COSENZA – Cupi a notte canti suonano Da Cosenza su ‘l Busento, cupo il fiume gli rimormora dal suo gorgo sonnolento. Su e giù pel fiume passano E ripassano ombre lente: Alarico i Goti piangono Il gran morto di lor gente. Ahi sì presto e da la patria così lungi avrà il riposo, mentre ancor bionda per gli omeri va la chioma al poderoso!Del Busento ecco si schierano Su le sponde i Goti a prova, e dal corso usato il piegano dischiudendo una via nuova. Dove l’onde pria muggivano, cavan, cavano la terra; e profondo il corpo calano,a cavallo, armato in guerra. Lui di terra anche ricoprono E gli arnesi d’or lucenti; de l’eroe crescan su l’umida fossa l’erbe de i torrenti! Poi ridotto ai noti tramiti, il Busento lasciò l’onde per l’antico letto valide spumeggiar tra le due sponde. Cantò allora un coro d’uomini: “Dormi, o re, nella tua gloria! Man romana mai non violi La tua tomba e la memoria!” Cantò, e lungo il canto uditasi Per le schiere gote errare: recal tu, Busento rapido, recal tu da mare a mare.

Dal ponte Mario Martire si possono vedere con un po’ di fantasia i secoli di storia di Cosenza e quel punto dove si incontrano i fiumi crati e busento nella cui confluenza la mente corre sulla leggenda di Alarico. In quel punto il poeta tedesco Von Platen dedica un’ode al re dei visigoti tradotta poi da Carducci in cui sentiamo l’emotività di un popolo piangere il proprio capo scordando le atrocità perpetrate da una stirpe barbara e dalla storia che la fa giungere a Cosenza: Una storia che appartiene al passato e come tutte le storie che appartengono ad un popolo, nel bene e nel male non possono essere dimenticate.

Ora, per volere del sindaco di Cosenza, Mario Occhiuto, quella leggenda assume un significato, una intuizione, un segno che messo insieme ad altri tasselli potrebbe  candidare la città dei bruzi a capitale della cultura italiana  2018 attraendo decine di migliaia di turisti a favore del territorio e dei suoi abitanti.

Una cerimonia alla presenza di cittadini e di autorità ha accolto la scultura di Paolo Grassino raffigurante Alarico, il suo cavallo e le radici di una cultura ben radicate nel territorio dove la leggenda vuole la sua tomba.

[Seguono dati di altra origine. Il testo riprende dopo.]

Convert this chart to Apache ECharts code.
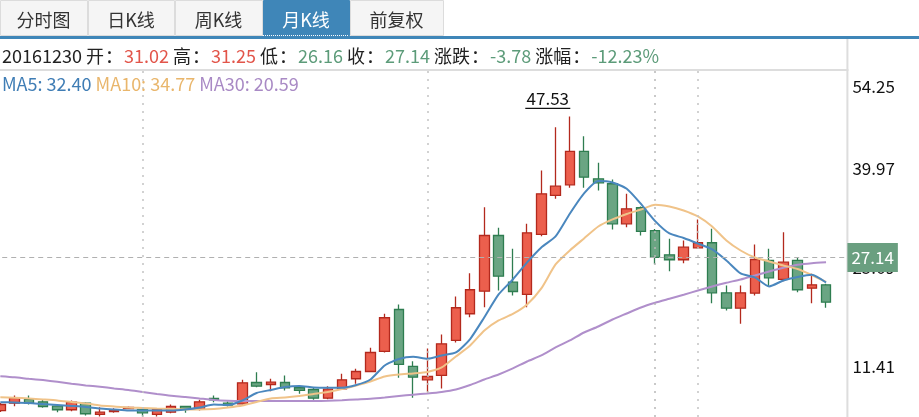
<!DOCTYPE html>
<html><head><meta charset="utf-8">
<script src="https://cdn.jsdelivr.net/npm/echarts@6/dist/echarts.min.js"></script>
<style>html,body{margin:0;padding:0;background:#fff;overflow:hidden}#c{width:919px;height:417px}</style>
</head><body><div id="c"></div>
<script>
// ---------- data ----------
const categories = [
 '2013-02','2013-03','2013-04','2013-05','2013-06','2013-07','2013-08','2013-09','2013-10','2013-11','2013-12',
 '2014-01','2014-02','2014-03','2014-04','2014-05','2014-06','2014-07','2014-08','2014-09','2014-10','2014-11','2014-12',
 '2015-01','2015-02','2015-03','2015-04','2015-05','2015-06','2015-07','2015-08','2015-09','2015-10','2015-11','2015-12',
 '2016-01','2016-02','2016-03','2016-04','2016-05','2016-06','2016-07','2016-08','2016-09','2016-10','2016-11','2016-12',
 '2017-01','2017-02','2017-03','2017-04','2017-05','2017-06','2017-07','2017-08','2017-09','2017-10','2017-11','2017-12'
];
// [open, close, low, high]
const candles = [
 [5.00,5.88,4.80,6.10],[6.07,6.85,5.64,7.18],[6.61,6.07,5.88,7.18],[6.27,5.59,5.40,6.61],[5.64,5.12,4.77,5.70],
 [5.12,6.21,4.91,6.46],[6.07,4.54,4.29,6.21],[4.44,4.77,4.15,5.49],[4.87,5.12,4.68,5.35],[5.30,5.45,5.20,5.60],
 [5.16,4.68,4.15,5.35],[4.44,5.12,4.15,5.35],[4.77,5.59,4.63,5.88],[5.59,5.16,4.68,5.69],[5.26,6.27,5.01,6.56],
 [6.75,6.56,6.21,7.18],[6.07,5.81,5.60,6.30],[5.98,9.02,5.84,9.45],[9.06,8.53,8.38,10.55],[8.77,9.11,7.81,9.60],
 [9.06,8.30,7.91,10.08],[8.30,7.91,7.43,8.63],[8.05,6.79,6.56,8.25],[6.79,8.09,6.65,8.53],[8.15,9.45,8.05,10.32],
 [9.60,10.65,8.88,11.04],[10.65,13.40,10.55,14.08],[13.55,18.42,13.40,19.00],[19.62,11.67,9.74,20.34],[11.38,9.83,6.85,12.14],
 [9.45,9.93,7.62,13.98],[10.08,14.66,8.20,16.01],[15.14,19.87,14.85,21.50],[19.00,22.47,18.51,24.87],[22.27,30.32,19.95,34.41],
 [30.32,24.44,22.37,31.43],[23.57,22.22,21.64,28.40],[21.79,30.71,19.95,32.01],[30.47,36.35,30.20,39.72],[36.11,37.45,35.63,45.98],
 [37.65,42.47,37.22,47.53],[42.47,38.75,37.22,44.68],[38.52,37.94,36.83,40.83],[37.80,32.01,31.19,38.42],[32.01,34.18,31.52,36.35],
 [34.33,30.92,30.32,34.50],[31.02,27.14,26.16,31.25],[27.53,26.81,25.16,29.84],[26.81,28.63,26.32,29.60],[28.54,29.27,28.40,32.64],
 [29.27,22.03,20.53,31.29],[22.03,19.81,19.48,23.09],[19.81,22.03,17.55,23.09],[21.98,26.85,21.64,29.02],[26.71,24.20,22.95,28.40],
 [23.96,26.46,23.70,30.80],[26.71,22.47,22.12,27.10],[22.70,23.19,20.53,24.78],[23.19,20.68,19.87,23.35]
];
const ma5 = [
 6.21,6.17,6.10,5.95,5.81,5.67,5.52,5.30,5.16,5.01,
 5.01,5.01,5.01,5.16,5.45,5.88,5.81,6.46,7.55,7.98,
 8.41,8.56,8.34,8.30,8.30,8.70,9.50,11.52,12.46,12.78,
 12.49,12.97,13.40,15.35,18.50,21.79,23.96,26.42,28.59,30.18,
 33.46,36.40,38.20,37.99,37.07,34.88,32.40,30.61,29.96,29.16,
 28.30,26.71,24.83,24.25,22.95,23.81,24.32,24.64,23.52
];
const ma10 = [
 6.94,6.87,6.75,6.61,6.46,6.24,6.03,5.74,5.59,5.45,
 5.38,5.30,5.23,5.16,5.16,5.23,5.45,5.74,6.24,6.75,
 6.89,7.11,7.40,7.69,8.12,8.63,9.21,9.93,10.22,10.37,
 10.58,11.23,12.82,14.41,16.58,18.03,18.97,20.34,22.66,26.13,
 28.15,29.89,31.62,32.64,33.43,34.08,34.77,34.52,33.94,33.07,
 31.62,29.60,28.15,27.14,26.56,25.98,25.48,24.61,23.60
];
const ma30 = [
 9.97,9.82,9.60,9.41,9.16,8.89,8.64,8.44,8.20,7.98,
 7.68,7.40,7.15,6.97,6.75,6.53,6.42,6.39,6.39,6.39,
 6.39,6.39,6.39,6.42,6.50,6.61,6.71,6.89,7.11,7.30,
 7.47,7.69,8.05,8.70,9.50,10.22,11.09,12.10,12.97,14.13,
 15.14,16.29,17.16,18.17,19.04,19.91,20.59,21.17,21.75,22.37,
 22.95,23.48,23.96,24.54,25.12,25.65,26.08,26.32,26.46
];
const yTickLabels = [11.41, 25.69, 39.97, 54.25];
const dividerMonths = ['2013-12','2015-08','2017-03'];
const hoverMonth = '2016-12';
const hoverDate = '20161230';
const tabs = ['分时图','日K线','周K线','月K线','前复权'];
const activeTab = 3;

// ---------- build ----------
const FONT = '"Noto Sans CJK SC","Noto Sans",sans-serif';
const f2 = v => v.toFixed(2);
const yStep = yTickLabels[1] - yTickLabels[0];
const yMax = yTickLabels[yTickLabels.length - 1];
const yMin = +(yTickLabels[0] - yStep).toFixed(2);

const hIdx = categories.indexOf(hoverMonth);
const hc = candles[hIdx];
const prevClose = candles[hIdx - 1][1];
const chg = hc[1] - prevClose;
const pct = chg / prevClose * 100;
const tone = v => (v >= prevClose ? 'r' : 'g');
const lab = s => '{k|' + s + '}{c|：}';
const infoText =
  '{k|' + hoverDate + ' }' + lab('开') + '{' + tone(hc[0]) + '|' + f2(hc[0]) + '}' +
  '{k| }' + lab('高') + '{' + tone(hc[3]) + '|' + f2(hc[3]) + '}' +
  '{k| }' + lab('低') + '{' + tone(hc[2]) + '|' + f2(hc[2]) + '}' +
  '{k| }' + lab('收') + '{' + tone(hc[1]) + '|' + f2(hc[1]) + '}' +
  '{k| }' + lab('涨跌') + '{' + (chg >= 0 ? 'r' : 'g') + '|' + f2(chg) + '}' +
  '{k| }' + lab('涨幅') + '{' + (chg >= 0 ? 'r' : 'g') + '|' + f2(pct) + '%}';
const maText = '{b|MA5: ' + f2(ma5[hIdx]) + '} {o|MA10: ' + f2(ma10[hIdx]) + '} {p|MA30: ' + f2(ma30[hIdx]) + '}';

const C_UP = '#ec5f4d', C_UP_B = '#b3291d', C_DN = '#6aa583', C_DN_B = '#2e7d50';
const C_MA5 = '#4a87be', C_MA10 = '#f0c389', C_MA30 = '#b08fcb';
const BLUE = '#3f86b8';
const FS = 18;

const tabBounds = [[0,87],[88,174],[175,262],[263,349],[350,443]];
const graphic = [];
tabs.forEach((t, i) => {
  const [x0, x1] = tabBounds[i];
  graphic.push({type:'rect', silent:true, shape:{x:x0+0.5, y:0.5, width:x1-x0, height:35},
    style:{fill: i===activeTab ? BLUE : '#f5f5f5', stroke: i===activeTab ? BLUE : '#dcdcdc', lineWidth:1}});
  graphic.push({type:'text', silent:true, x:(x0+x1)/2, y:20,
    style:{text:t, fill: i===activeTab ? '#fff' : '#333', font:FS + 'px ' + FONT, align:'center', verticalAlign:'middle'}});
});
graphic.push({type:'line', silent:true, shape:{x1:263, y1:35.5, x2:349, y2:35.5}, style:{stroke:'#fff', lineWidth:1, lineDash:[1,1]}});
graphic.push({type:'rect', silent:true, shape:{x:0, y:36, width:919, height:3}, style:{fill:BLUE}});
graphic.push({type:'rect', silent:true, shape:{x:846.4, y:39, width:2, height:32}, style:{fill:'#dddddd'}});

const rs = c => ({color: c, fontSize: FS, fontFamily: FONT});
const option = {
  animation: false,
  backgroundColor: '#fff',
  textStyle: {fontFamily: FONT},
  graphic: graphic,
  title: [
    {left: 2, top: 46, padding: 0, text: infoText,
     textStyle: {fontSize: FS, lineHeight: 20, fontWeight: 'normal', fontFamily: FONT,
       rich: {k: rs('#222'), c: Object.assign(rs('#222'), {padding: [0, 1, 0, 1]}), r: rs('#e2554a'), g: rs('#5c9b79')}}},
    {left: 2, top: 74, padding: 0, text: maText,
     textStyle: {fontSize: FS, lineHeight: 20, fontWeight: 'normal', fontFamily: FONT,
       rich: {b: rs('#3f7db5'), o: rs('#e9b66c'), p: rs('#a98ac5')}}}
  ],
  grid: {left: -6.8, right: 71.6, top: 70, bottom: -48, outerBoundsMode: 'none', containLabel: false,
         show: true, borderColor: '#dddddd', borderWidth: 2, backgroundColor: 'transparent'},
  xAxis: {type: 'category', data: categories.concat(['']), boundaryGap: true, show: false},
  yAxis: {
    type: 'value', position: 'right', min: yMin, max: yMax, interval: yStep,
    splitLine: {show: false}, axisLine: {show: false}, axisTick: {show: false},
    axisLabel: {margin: 5, color: '#111', fontSize: 17, fontFamily: FONT,
      formatter: v => (Math.abs(v - yMax) < 1e-6 ? '{t|' + f2(v) + '}' : f2(v)),
      rich: {t: {padding: [34, 0, 0, 0], fontSize: 17, color: '#111', fontFamily: FONT}}}
  },
  series: [
    {
      type: 'candlestick', name: 'K', data: candles, barWidth: 10, silent: true, z: 2,
      itemStyle: {color: C_UP, color0: C_DN, borderColor: C_UP_B, borderColor0: C_DN_B, borderWidth: 1.3},
      markPoint: {
        symbol: 'rect', symbolSize: [45, 1.3], symbolOffset: [-22, -8], silent: true, animation: false,
        itemStyle: {color: '#111'},
        label: {show: true, position: 'top', distance: 1, color: '#111', fontSize: 17, fontFamily: FONT, formatter: p => f2(p.value)},
        data: [{type: 'max', valueDim: 'highest'}]
      },
      markLine: {
        symbol: ['none', 'none'], silent: true, animation: false, label: {show: false},
        data: dividerMonths.map(m => ({xAxis: m, lineStyle: {type: [2, 6], color: '#c4c4c4', width: 1.5}}))
          .concat([
            {xAxis: hoverMonth, lineStyle: {type: [2, 6], color: '#b8b8b8', width: 1.5}},
            {yAxis: hc[1], lineStyle: {type: [5, 4], color: '#b0b0b0', width: 1.2},
             label: {show: true, position: 'end', distance: 0, formatter: p => f2(p.value), color: '#fff',
               backgroundColor: '#6a9f80', padding: [6, 4, 6, 4], fontSize: 17, lineHeight: 17, fontFamily: FONT}}
          ])
      }
    },
    {type: 'line', name: 'MA30', data: ma30, symbol: 'none', smooth: 0.2, silent: true, z: 3, lineStyle: {color: C_MA30, width: 2}},
    {type: 'line', name: 'MA10', data: ma10, symbol: 'none', smooth: 0.2, silent: true, z: 3, lineStyle: {color: C_MA10, width: 2}},
    {type: 'line', name: 'MA5', data: ma5, symbol: 'none', smooth: 0.2, silent: true, z: 4, lineStyle: {color: C_MA5, width: 2}}
  ]
};
const chart = echarts.init(document.getElementById('c'));
chart.setOption(option);
</script>
</body></html>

E vede cosenza custode di un tesoro saccheggiato a roma dal precursore della distruzione dell’impero romano.

Radici che stanno ad indicare che non bisogna rinnegare e dimenticare un passato, anche doloroso, dove però ci piace immaginare che proprio li dal ponte mario martire, è possibile ascoltare i cupi canti notturni dei goti aspettando di vedere riaffiorare un segno dalle placide acque del Busento.